Restaurant Winners and Losers: Buffalo Wild Wings

 

Updated from 3:00 p.m. ET

Shares of several restaurant companies climbed Thursday after reporting mostly better-than-expected financial results despite a dismal environment for consumers.

Shares of Buffalo Wild Wings (BWLD Quote) shares closed up the most, rising $7.51, or 34.3%, to $29.42.

The company reported its fiscal fourth quarter earnings Wednesday night, beating Wall Street analysts' profit estimates by 4 cents per share with strong same-store sales growth of 4.5% at company-owned restaurants.

The company also said its same-store sales, or sales at stores open at least a year, to date in the first quarter have jumped 8% at company-owned restaurants, helped by the Super Bowl and the NFL playoffs.

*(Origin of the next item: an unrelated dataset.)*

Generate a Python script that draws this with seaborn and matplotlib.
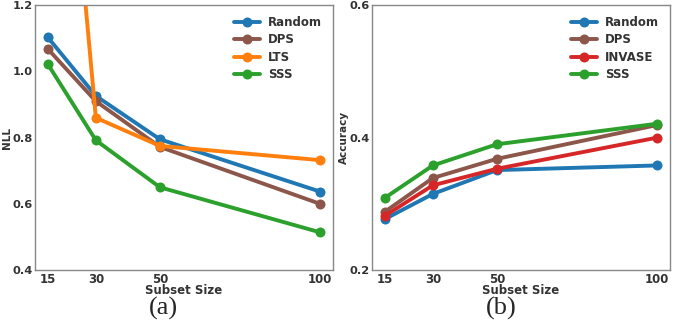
import numpy as np
import pandas as pd
import matplotlib
matplotlib.use("Agg")
import matplotlib.pyplot as plt
import seaborn as sns

subset_sizes = [15, 30, 50, 100]

nll_random = [1.103, 0.926, 0.795, 0.637]
nll_dps = [1.068, 0.910, 0.772, 0.600]
nll_lts = [2.45, 0.860, 0.775, 0.732]
nll_sss = [1.022, 0.792, 0.650, 0.514]

acc_random = [0.277, 0.315, 0.351, 0.358]
acc_dps = [0.288, 0.339, 0.368, 0.419]
acc_invase = [0.282, 0.328, 0.353, 0.400]
acc_sss = [0.309, 0.358, 0.390, 0.421]

sns.set_theme(style="white")
plt.rcParams['font.family'] = ['DejaVu Sans']

colors = {"Random": "#1f77b4", "DPS": "#8c564b", "LTS": "#ff7f0e",
          "INVASE": "#d62728", "SSS": "#2ca02c"}

fig = plt.figure(figsize=(6.77, 3.25), dpi=100)
ax1 = fig.add_axes([0.0517, 0.169, 0.440, 0.815])
ax2 = fig.add_axes([0.5495, 0.169, 0.440, 0.815])

def draw(ax, series, ylim, yticks, ylabel, tag, tagx):
    rows = []
    for name, vals in series:
        for x, v in zip(subset_sizes, vals):
            rows.append({"Subset Size": x, "value": v, "method": name})
    df = pd.DataFrame(rows)
    order = [n for n, _ in series]
    sns.lineplot(data=df, x="Subset Size", y="value", hue="method",
                 hue_order=order, palette=[colors[n] for n in order],
                 marker="o", markersize=7.2, markeredgewidth=0,
                 linewidth=2.8, ax=ax)
    ax.set_xlim(11, 104)
    ax.set_ylim(*ylim)
    ax.set_xticks(subset_sizes)
    ax.set_xticklabels([str(s) for s in subset_sizes])
    ax.set_yticks(yticks)
    ax.set_yticklabels([f"{t:.1f}" for t in yticks])
    ax.tick_params(axis="x", length=0, pad=2, labelsize=8.5, labelcolor="#333333")
    ax.tick_params(axis="y", length=0, pad=1.5, labelsize=8.2, labelcolor="#333333")
    for lab in ax.get_xticklabels() + ax.get_yticklabels():
        lab.set_fontweight("bold")
    ax.set_xlabel("Subset Size", fontsize=8.5, fontweight="bold", color="#333333", labelpad=-1)
    ax.set_ylabel(ylabel, fontsize=7.5, fontweight="bold", color="#333333")
    ax.yaxis.set_label_coords(-0.077, 0.5)
    for sp in ax.spines.values():
        sp.set_color("#888888")
        sp.set_linewidth(1.0)
    leg = ax.legend(loc="upper right", frameon=False, fontsize=8.5,
                    handlelength=2.2, borderaxespad=0.5, labelspacing=0.38,
                    handletextpad=0.7)
    for t in leg.get_texts():
        t.set_fontweight("bold")
        t.set_color("#333333")
    fig.text(tagx, 1 - 308 / 325, tag, ha="center", va="center",
             fontsize=19, family="Liberation Serif")

draw(ax1, [("Random", nll_random), ("DPS", nll_dps), ("LTS", nll_lts), ("SSS", nll_sss)],
     (0.4, 1.2), [0.4, 0.6, 0.8, 1.0, 1.2], "NLL", "(a)", 163 / 677)
draw(ax2, [("Random", acc_random), ("DPS", acc_dps), ("INVASE", acc_invase), ("SSS", acc_sss)],
     (0.2, 0.6), [0.2, 0.4, 0.6], "Accuracy", "(b)", 501 / 677)

fig.savefig("out.png", dpi=100)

Buffalo Wild Wings said it still expects to post earnings growth between 20% and 25% in fiscal 2009.

Standard & Poor's analyst Mark Basham said the company's profit growth in the quarter was "solid, with no reliance on gimmicks" such as more gift card redemptions or sudden changes in the tax rate which can both boost earnings.

Chipotle Mexican Grill(CMG Quote) also reported better-than-anticipated profit after the market closed Wednesday. The company said its fourth-quarter earnings slipped 3%, but it still beat Wall Street estimates by 3 cents per share.

Chipotle shares jumped $5.83, or 12.3%, to $53.25.

Same-store sales at Chipotle grew 3.5% for the quarter, but much of that growth came from higher menu prices and not more guests.

Most restaurants are struggling to keep sales growing as consumers continue to cut back on spending due to the recession. Many companies, also faced with higher commodity and fuel costs in the past year, have raised menu prices to try to protect profit. The higher prices help increase revenue but can also depress traffic since many customers are looking for the lowest price.

At P.F. Chang's China Bistro(PFCB Quote), fourth-quarter profit -- which the company also reported Wednesday -- beat Wall Street's estimates by 5 cents per share even as net income dropped 23% on charges from closing underperforming stores.

But the company's same-store sales fell 7.1% at Bistro restaurants and 6.1% at the Pei Wei chain because of declining traffic.

Thomas Weisel Partners analyst Fitzhugh Taylor said in a note to investors that the company's new promotion of a four-course meal for two for $39.95 may help boost traffic in future quarters.

"This price point suggests a strong value that management hopes will draw new customers and entice repeat guests to expand their menu experience and try some additional items on the menu," he said.

Shares rose $1.47, or 8.2%, to $19.39.